EXERCISE DESCRIPTION » All of the data should be repeated exactly; pictures are not part of the copy.

DATA EXTRACT »
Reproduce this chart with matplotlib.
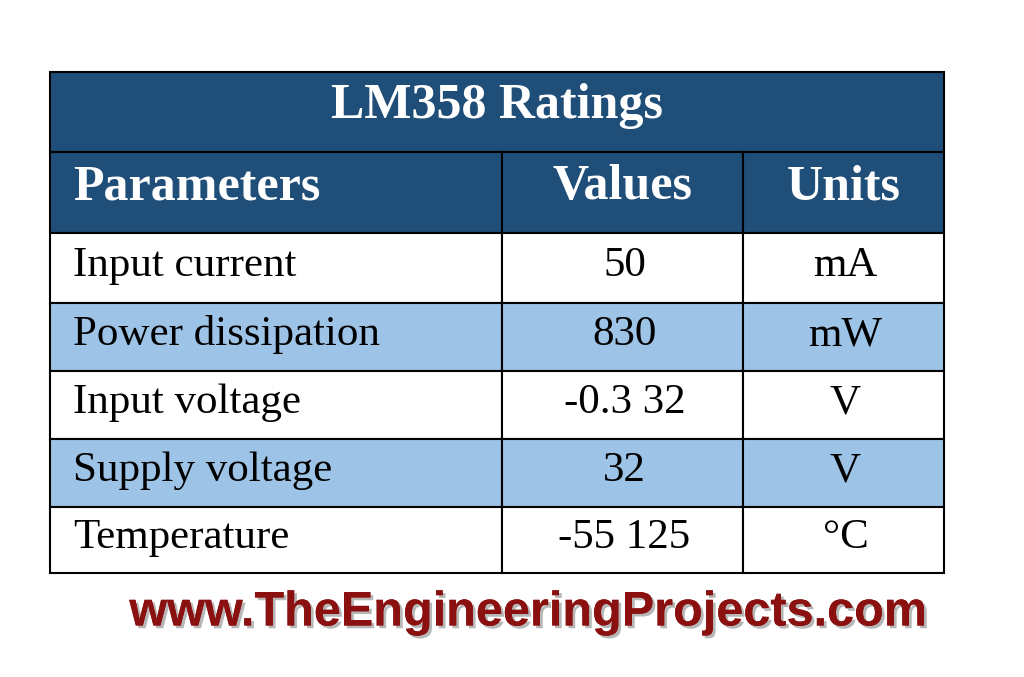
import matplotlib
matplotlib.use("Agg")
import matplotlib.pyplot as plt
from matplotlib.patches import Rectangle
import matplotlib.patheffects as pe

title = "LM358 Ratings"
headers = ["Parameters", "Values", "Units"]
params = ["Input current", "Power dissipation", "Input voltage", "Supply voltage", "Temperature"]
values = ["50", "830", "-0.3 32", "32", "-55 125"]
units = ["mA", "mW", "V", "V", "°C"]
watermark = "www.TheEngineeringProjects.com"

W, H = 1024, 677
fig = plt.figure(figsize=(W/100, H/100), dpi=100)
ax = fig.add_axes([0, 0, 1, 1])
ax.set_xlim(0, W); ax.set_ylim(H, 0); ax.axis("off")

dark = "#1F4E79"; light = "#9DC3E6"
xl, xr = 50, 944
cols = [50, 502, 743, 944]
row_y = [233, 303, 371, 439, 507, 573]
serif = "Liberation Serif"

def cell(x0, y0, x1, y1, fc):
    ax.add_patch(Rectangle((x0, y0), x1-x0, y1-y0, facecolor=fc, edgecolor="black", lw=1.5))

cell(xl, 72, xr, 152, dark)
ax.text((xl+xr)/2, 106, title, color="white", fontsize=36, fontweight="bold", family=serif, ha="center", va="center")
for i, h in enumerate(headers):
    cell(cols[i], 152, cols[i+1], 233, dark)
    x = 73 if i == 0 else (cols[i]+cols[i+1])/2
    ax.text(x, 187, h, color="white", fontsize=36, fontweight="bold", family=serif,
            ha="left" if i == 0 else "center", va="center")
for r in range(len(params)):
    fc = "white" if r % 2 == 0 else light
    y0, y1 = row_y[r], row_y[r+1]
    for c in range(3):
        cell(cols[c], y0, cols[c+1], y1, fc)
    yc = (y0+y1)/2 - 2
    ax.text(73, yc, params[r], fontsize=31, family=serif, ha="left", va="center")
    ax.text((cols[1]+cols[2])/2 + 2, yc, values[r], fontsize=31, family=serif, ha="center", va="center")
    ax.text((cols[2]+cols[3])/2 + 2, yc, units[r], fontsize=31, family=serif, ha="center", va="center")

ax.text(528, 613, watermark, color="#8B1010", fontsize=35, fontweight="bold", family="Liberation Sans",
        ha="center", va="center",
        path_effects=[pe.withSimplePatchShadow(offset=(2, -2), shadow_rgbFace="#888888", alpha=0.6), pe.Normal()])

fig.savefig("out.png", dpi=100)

OUTPUT OF THE EXERCISE »
Reproduce this chart with matplotlib.
import matplotlib
matplotlib.use("Agg")
import matplotlib.pyplot as plt
from matplotlib.patches import Rectangle
import matplotlib.patheffects as pe

title = "LM358 Ratings"
headers = ["Parameters", "Values", "Units"]
params = ["Input current", "Power dissipation", "Input voltage", "Supply voltage", "Temperature"]
values = ["50", "830", "-0.3 32", "32", "-55 125"]
units = ["mA", "mW", "V", "V", "°C"]
watermark = "www.TheEngineeringProjects.com"

W, H = 1024, 677
fig = plt.figure(figsize=(W/100, H/100), dpi=100)
ax = fig.add_axes([0, 0, 1, 1])
ax.set_xlim(0, W); ax.set_ylim(H, 0); ax.axis("off")

dark = "#1F4E79"; light = "#9DC3E6"
xl, xr = 50, 944
cols = [50, 502, 743, 944]
row_y = [233, 303, 371, 439, 507, 573]
serif = "Liberation Serif"

def cell(x0, y0, x1, y1, fc):
    ax.add_patch(Rectangle((x0, y0), x1-x0, y1-y0, facecolor=fc, edgecolor="black", lw=1.5))

cell(xl, 72, xr, 152, dark)
ax.text((xl+xr)/2, 106, title, color="white", fontsize=36, fontweight="bold", family=serif, ha="center", va="center")
for i, h in enumerate(headers):
    cell(cols[i], 152, cols[i+1], 233, dark)
    x = 73 if i == 0 else (cols[i]+cols[i+1])/2
    ax.text(x, 187, h, color="white", fontsize=36, fontweight="bold", family=serif,
            ha="left" if i == 0 else "center", va="center")
for r in range(len(params)):
    fc = "white" if r % 2 == 0 else light
    y0, y1 = row_y[r], row_y[r+1]
    for c in range(3):
        cell(cols[c], y0, cols[c+1], y1, fc)
    yc = (y0+y1)/2 - 2
    ax.text(73, yc, params[r], fontsize=31, family=serif, ha="left", va="center")
    ax.text((cols[1]+cols[2])/2 + 2, yc, values[r], fontsize=31, family=serif, ha="center", va="center")
    ax.text((cols[2]+cols[3])/2 + 2, yc, units[r], fontsize=31, family=serif, ha="center", va="center")

ax.text(528, 613, watermark, color="#8B1010", fontsize=35, fontweight="bold", family="Liberation Sans",
        ha="center", va="center",
        path_effects=[pe.withSimplePatchShadow(offset=(2, -2), shadow_rgbFace="#888888", alpha=0.6), pe.Normal()])

fig.savefig("out.png", dpi=100)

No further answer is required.